Safet Pavlović (Сафет Павловић; born 18 June 1965) is a Serbian politician serving as the mayor of Žagubica since 2013. A former member of the Socialist Party of Serbia (SPS), he is now a member of the Serbian Progressive Party (SNS).

== Early life and education ==
Pavlović was born on 18 June 1965 in Medveđica, SR Serbia, SFR Yugoslavia. He is an ethnic Vlach. He graduated from the Faculty of Management in Zaječar in 2007, majoring in banking, finance and stock market management.

== Political career ==
He started his political career in 2008 as a member of the Socialist Party of Serbia (SPS) and was the president of its branch in Žagubica.
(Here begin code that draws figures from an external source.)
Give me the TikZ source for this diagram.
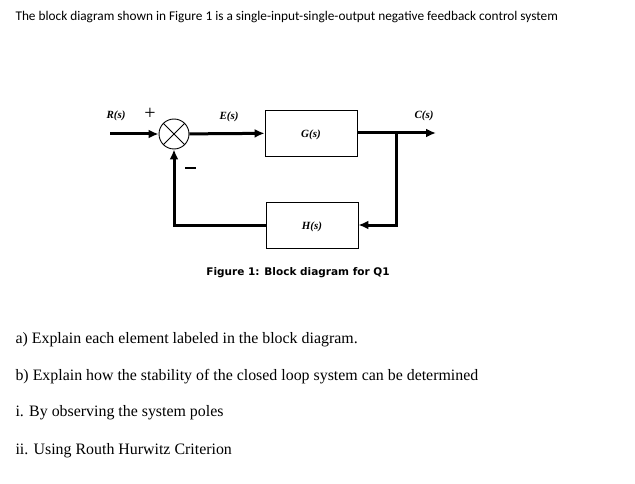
\documentclass[tikz,border=0pt]{standalone}
\usepackage{fontspec}
\usetikzlibrary{arrows.meta}
\setmainfont{Liberation Serif}
\newfontfamily\carfont{Carlito}
\newfontfamily\dvfont{DejaVu Sans}
\begin{document}
\begin{tikzpicture}[x=1pt,y=-1pt,
 blk/.style={draw,line width=0.9pt,minimum width=92pt,minimum height=46pt,inner sep=0},
 sig/.style={line width=3pt,-{Latex[length=10pt,width=9pt]}},
 lab/.style={font=\fontsize{11}{13}\selectfont\bfseries\itshape},
 q/.style={anchor=west,font=\fontsize{15.9}{18}\selectfont}]
\useasboundingbox (0,0) rectangle (635,484);
\node[anchor=west,font=\carfont\fontsize{13.3}{15}\selectfont] (t) at (12,17) {The block diagram shown in Figure 1 is a single-input-single-output negative feedback control system};
\node[draw,circle,line width=0.9pt,minimum size=30pt,inner sep=0] (s) at (174,134) {};
\draw[line width=0.9pt] (s.45)--(s.225) (s.135)--(s.315);
\node[blk] (g) at (311,133) {}; \node[lab] (gl) at (311,135) {G(s)};
\node[blk] (h) at (312,225) {}; \node[lab] (hl) at (312,227) {H(s)};
\coordinate (in) at (110,134);
\coordinate (out) at (436,133);
\coordinate (br) at (396,133);
\draw[sig] (in) -- (s);
\draw[sig] (s) -- (g);
\draw[sig] (g) -- (out);
\draw[sig] (br) |- (h);
\draw[sig] (h) -| (s);
\node[lab] (r) at (116,116) {R(s)};
\node[lab] (e) at (229,117) {E(s)};
\node[lab] (c) at (424,116) {C(s)};
\node[font=\fontsize{20}{22}\selectfont] (p) at (150,114) {+};
\draw[line width=1.2pt] (185,168) -- (196,168);
\node[font=\dvfont\bfseries\fontsize{10.5}{12}\selectfont] (cap) at (298,273) {Figure 1: Block diagram for Q1};
\node[q] (q1) at (12,340) {a) Explain each element labeled in the block diagram.};
\node[q] (q2) at (12,377) {b) Explain how the stability of the closed loop system can be determined};
\node[q] (q3) at (12,413) {i. By observing the system poles};
\node[q] (q4) at (12,451) {ii. Using Routh Hurwitz Criterion};
\end{tikzpicture}
\end{document}
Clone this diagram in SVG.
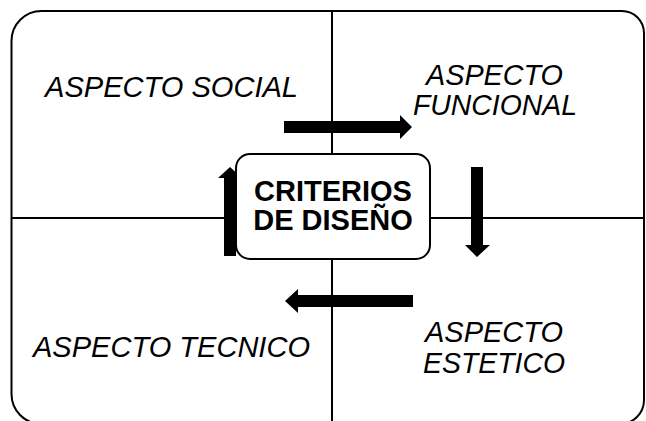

He participated in the elections for the National Council of the Vlach National Minority. Pavlović served as the assistant to the mayor of Žagubica. Since 22 March 2013, he has been serving as the mayor of Žagubica, He joined the Serbian Progressive Party (SNS) in 2015. He was re-elected mayor in 2016 and 2020.

== Controversies ==
In 1994, Pavlović was arrested for falsifying documents. In 2002, as an owner of a night club, Pavlović was arrested for mediation in prostitution after a Moldovan and Romanian woman, suspected of prostitution, were found in his night club. In December 2022, Pavlović threatened an environmental activist, telling him that if "someone hits on my name, then we cut you". In April 2023, during an environmental protest in Žagubica, Pavlović was provoking the protesters by sending them kisses and eventually physically attacking MPs Aleksandar Jovanović Ćuta and Radmila Vasić.